I know AD620 is an old part but it is available at my place. I intend to develop a Load Cell amplifier. Load cell is 2mV/V. I am planing to use AD620 for it. Following are my calculations:

• Excitation Voltage for Load Cell = 5V
• Full Scale for load of 140 kg = 2mV X 5V = 10mV
• Gain = Vout/Vin = 5000mV/10mv = 500
• From formula of Rg we calculate it to be 98.99 Ohm

I have worked on Following schematic: What is the problem?

1. If I leave the pin 5 open then Min Voltage is 1.9 and max is 4.2 volts. If pin5 is grounded then min voltage is 0.6 and max is 1.9 (strange)
2. the max voltage (4V) is reached at 6 mv Input. even gain calculation is done. But we have added 100 Ohm resistance instead of 98.99 Ohm.
4. In some circuits i see that at sense + and sense - sometimes before feeding these to operational amplifiers some resistance is added. what is the purpose of adding these keeping in mind the voltage is already in mV
5. Can you suggest load cell amplifier other than INA125 because that is not available
• You need a bypass capacitor across the power-rails for your op-amp. – Connor Wolf Mar 15 '13 at 20:56

As on any instrumentation amplifier (INA), of which the AD620 is an example, you can't just leave the REF pin (pin 5) floating. The output voltage is relative to REF, and you need to measure the difference in voltage between the two pins.

Also, although the AD620 can operate at low voltage (5V supply), it is not a rail-to-rail device, either on input or output. The +IN, –IN, REF and OUTPUT pins all need to be away from the supply rails by anywhere from 1.1 to 1.9 volts. In other words, you won't get a 5V output swing from a device powered with 5V.

Look at Figure 38 in the datasheet (I added a link to your question). It shows one recommended way to connect the output of the AD620 directly to an ADC. Note that the voltage divider establishes a 1V usable output range while using a power supply of 5V.

Dave covered the main part of your question, so I'll just answer some of your more minor questions:

This is answered on one of the last pages of the datasheet: So an "AN" part is a DIP, an "AR" is an SOIC (surface-mount part), and a part with a "Z" is RoHS-compliant.
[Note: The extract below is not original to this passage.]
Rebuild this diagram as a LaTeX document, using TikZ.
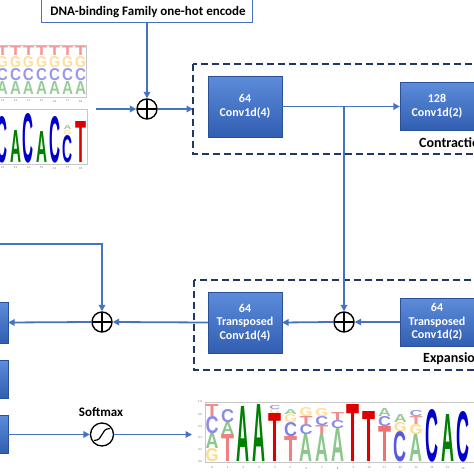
\documentclass[tikz,border=0pt]{standalone}
\usepackage{fontspec}
\usepackage{graphicx}
\setmainfont{Carlito}
\newfontfamily\logofont{Liberation Sans}
\usetikzlibrary{arrows.meta}

\definecolor{flowblue}{RGB}{68,114,196}
\definecolor{framenavy}{RGB}{32,56,100}
\definecolor{boxtop}{RGB}{92,140,218}
\definecolor{boxbot}{RGB}{50,94,178}
\definecolor{lgA}{RGB}{0,128,0}
\definecolor{lgC}{RGB}{0,0,204}
\definecolor{lgG}{RGB}{255,176,0}
\definecolor{lgT}{RGB}{222,0,0}

\tikzset{
  flow/.style={draw=flowblue,line width=1.8pt,-{Triangle[length=6.5pt,width=6.5pt]}},
  flowline/.style={draw=flowblue,line width=1.8pt},
  dashbox/.style={draw=framenavy,line width=1.9pt,dash pattern=on 7pt off 4pt},
  encbox/.style={rectangle,draw=flowblue,line width=1.3pt,fill=white,inner sep=0pt},
  convbox/.style={rectangle,top color=boxtop,bottom color=boxbot,draw=boxbot!85!black,
    line width=0.3pt,text=white,font=\fontsize{12}{13.5}\selectfont\bfseries,align=center,inner sep=0pt},
  sumnode/.style={circle,draw=black,line width=1.4pt,minimum size=20pt,inner sep=0pt,
    path picture={\draw[line width=1.4pt] (path picture bounding box.north) -- (path picture bounding box.south)
      (path picture bounding box.west) -- (path picture bounding box.east);}},
  softnode/.style={circle,draw=black,line width=1.3pt,minimum size=23pt,inner sep=0pt,
    path picture={\draw[line width=1.2pt] ([shift={(-8pt,-6pt)}]path picture bounding box.center)
      .. controls ([shift={(2pt,-6pt)}]path picture bounding box.center) and ([shift={(-2pt,6pt)}]path picture bounding box.center)
      .. ([shift={(8pt,6pt)}]path picture bounding box.center);}},
  lbl/.style={font=\fontsize{13}{15}\selectfont\bfseries,inner sep=0pt},
  seclbl/.style={font=\fontsize{14}{16}\selectfont\bfseries,inner sep=0pt,anchor=west},
  ticklbl/.style={font=\fontsize{3}{3}\selectfont,text=black!55,inner sep=0pt},
  logoframe/.style={draw=black!22,line width=0.5pt},
  lgletter/.style={anchor=south,inner sep=0pt,font=\logofont\bfseries}
}

% one stretched letter of a sequence logo: x, bottom, width, height, letter, colour
\newcount\lgcount
\newcommand{\lgchar}[6]{%
  \global\advance\lgcount by 1
  \node[lgletter,text=#6] (lg\the\lgcount) at (#1,#2) {\resizebox{#3pt}{#4pt}{#5}};}

\begin{document}
\begin{tikzpicture}[x=1pt,y=-1pt]
\useasboundingbox (0,0) rectangle (474,474);
\clip (0,0) rectangle (474,474);

% input logos
\draw[logoframe] (-5,45) rectangle (86,97);
\foreach \x in {2.5,15.5,...,80.5} {
  \lgchar{\x}{95}{11}{13}{A}{lgA!40}
  \lgchar{\x}{81}{11}{12}{C}{lgC!40}
  \lgchar{\x}{68}{11}{11}{G}{lgG!40}
  \lgchar{\x}{56}{11}{9}{T}{lgT!40}
}
\foreach \i [count=\k from 0] in {12,...,18}
  \node[ticklbl] (ta\i) at (2.5+13*\k,101) {\i};

\draw[logoframe] (-5,109) rectangle (87,164);
\lgchar{2.5}{163}{11}{46}{C}{lgC}
\lgchar{15.5}{163}{11}{32}{A}{lgA}
\lgchar{28.5}{163}{11}{49}{C}{lgC}
\lgchar{41.5}{163}{11}{31}{A}{lgA}
\lgchar{54.5}{163}{11}{46}{C}{lgC}
\lgchar{67.5}{163}{10}{27}{C}{lgC}
\lgchar{67.5}{135}{8}{4}{G}{lgG!40}
\lgchar{67.5}{130}{8}{4}{A}{lgA!40}
\lgchar{80.5}{163}{11}{41}{T}{lgT}
\foreach \i [count=\k from 0] in {12,...,18}
  \node[ticklbl] (tb\i) at (2.5+13*\k,168) {\i};

% family encoding and first merge
\node[encbox,minimum width=211pt,minimum height=44pt,anchor=south] (enc) at (147,23) {};
\node[lbl] (enclabel) at (148,12) {DNA-binding Family one-hot encode};
\node[sumnode] (sumA) at (147,109) {};
\coordinate (logoout) at (96,109);
\coordinate (contrin) at (193,109);
\draw[flow] (enc.south) -- (sumA.north);
\draw[flow] (logoout) -- (sumA.west);
\draw[flow] (sumA.east) -- (contrin);

% contraction
\draw[dashbox] (193,64) rectangle (490,154);
\node[convbox,minimum width=74pt,minimum height=61pt] (conv1) at (245,106.5) {64\\Conv1d(4)};
\node[convbox,minimum width=74pt,minimum height=48pt] (conv2) at (437,106.5) {128\\Conv1d(2)};
\node[seclbl] (contr) at (419,142.5) {Contraction};
\coordinate (split) at (344,106.5);
\draw[flow] (conv1.east) -- (conv2.west);

% expansion
\draw[dashbox] (194,280) rectangle (490,370);
\node[convbox,minimum width=74pt,minimum height=61pt] (tconv1) at (245,322.5) {64\\Transposed\\Conv1d(4)};
\node[convbox,minimum width=74pt,minimum height=48pt] (tconv2) at (437,322) {64\\Transposed\\Conv1d(2)};
\node[seclbl] (expa) at (423,359) {Expansion};
\node[sumnode] (sumC) at (344,322) {};
\draw[flow] (split) -- (sumC.north);
\draw[flow] (tconv2.west) -- (sumC.east);
\draw[flow] (sumC.west) -- (tconv1.east);

% output side
\node[sumnode] (sumB) at (102,322) {};
\coordinate (skipin) at (-2,244);
\draw[flow] (tconv1.west) -- (sumB.east);
\draw[flow] (skipin) -| (sumB.north);
\node[convbox,minimum width=30pt,minimum height=41pt] (out1) at (-7,322.5) {};
\node[convbox,minimum width=30pt,minimum height=38pt] (out2) at (-7,379) {};
\node[convbox,minimum width=30pt,minimum height=38pt] (out3) at (-7,434.5) {};
\draw[flow] (sumB.west) -- (out1.east);

\node[softnode] (soft) at (102,434.5) {};
\node[lbl] (softlbl) at (101,412) {Softmax};
\coordinate (logoin) at (192,434.5);
\draw[flow] (out3.east) -- (soft.west);
\draw[flow] (soft.east) -- (logoin);

% predicted logo
\draw[logoframe] (205,402) rectangle (490,462);
\foreach \v [count=\k from 0] in {0.0,0.2,0.4,0.6,0.8,1.0}
  \node[ticklbl] (yl\k) at (200,462-12*\k) {\v};
\foreach \i in {0,...,16}
  \node[ticklbl] (tc\i) at (212+15.7*\i,468) {\i};
% col 0
\lgchar{212}{462}{13}{13}{G}{lgG!45}
\lgchar{212}{449}{13}{15}{A}{lgA!45}
\lgchar{212}{434}{13}{17}{C}{lgC!45}
\lgchar{212}{417}{13}{12}{T}{lgT!45}
% col 1
\lgchar{227.7}{462}{13}{27}{T}{lgT!50}
\lgchar{227.7}{435}{13}{12}{A}{lgA!45}
\lgchar{227.7}{423}{13}{13}{C}{lgC!45}
% cols 2--4
\lgchar{243.4}{462}{13}{55}{A}{lgA}
\lgchar{259.1}{462}{13}{57}{A}{lgA}
\lgchar{274.8}{462}{13}{48}{T}{lgT}
\lgchar{274.8}{414}{11}{4}{G}{lgG!40}
\lgchar{274.8}{410}{11}{4}{C}{lgC!40}
% col 5
\lgchar{290.5}{462}{13}{25}{T}{lgT!50}
\lgchar{290.5}{437}{13}{14}{C}{lgC!50}
\lgchar{290.5}{423}{13}{8}{G}{lgG!40}
\lgchar{290.5}{415}{13}{5}{A}{lgA!40}
% col 6
\lgchar{306.2}{462}{13}{27}{A}{lgA!45}
\lgchar{306.2}{435}{13}{10}{C}{lgC!45}
\lgchar{306.2}{425}{13}{8}{T}{lgT!45}
\lgchar{306.2}{417}{13}{9}{G}{lgG!40}
% col 7
\lgchar{321.9}{462}{13}{27}{A}{lgA!45}
\lgchar{321.9}{435}{13}{9}{T}{lgT!45}
\lgchar{321.9}{426}{13}{9}{C}{lgC!45}
\lgchar{321.9}{417}{13}{8}{G}{lgG!40}
% col 8
\lgchar{337.6}{462}{13}{33}{A}{lgA!45}
\lgchar{337.6}{429}{13}{8}{C}{lgC!45}
\lgchar{337.6}{421}{13}{8}{T}{lgT!45}
% cols 9--10
\lgchar{353.3}{462}{13}{57}{T}{lgT}
\lgchar{369}{462}{13}{50}{T}{lgT}
% col 11
\lgchar{384.7}{462}{13}{35}{T}{lgT!55}
\lgchar{384.7}{427}{13}{10}{C}{lgC!45}
\lgchar{384.7}{417}{13}{8}{A}{lgA!40}
% col 12
\lgchar{400.4}{462}{13}{30}{C}{lgC!65}
\lgchar{400.4}{432}{13}{9}{G}{lgG!45}
\lgchar{400.4}{423}{13}{8}{A}{lgA!40}
% col 13
\lgchar{416.1}{462}{13}{27}{A}{lgA!45}
\lgchar{416.1}{435}{13}{10}{G}{lgG!45}
\lgchar{416.1}{425}{13}{8}{T}{lgT!40}
\lgchar{416.1}{417}{13}{6}{C}{lgC!40}
% cols 14--16
\lgchar{431.8}{462}{13}{52}{C}{lgC}
\lgchar{447.5}{462}{13}{47}{A}{lgA}
\lgchar{463.2}{462}{13}{50}{C}{lgC}
\end{tikzpicture}
\end{document}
In some circuits i see that at sense + and sense - sometimes before feeding these to operational amplifiers some resistance is added. what is the purpose of adding these keeping in mind the voltage is already in mV

You might be thinking of some of the other TI parts with "INA" part numbers. If I recall correctly, they use this prefix for high-side current sense amplifiers as well as straight-ahead instrumentation amps. In that case, the resistors allow the sensed voltage to be outside the supply rails of the amplifier itself.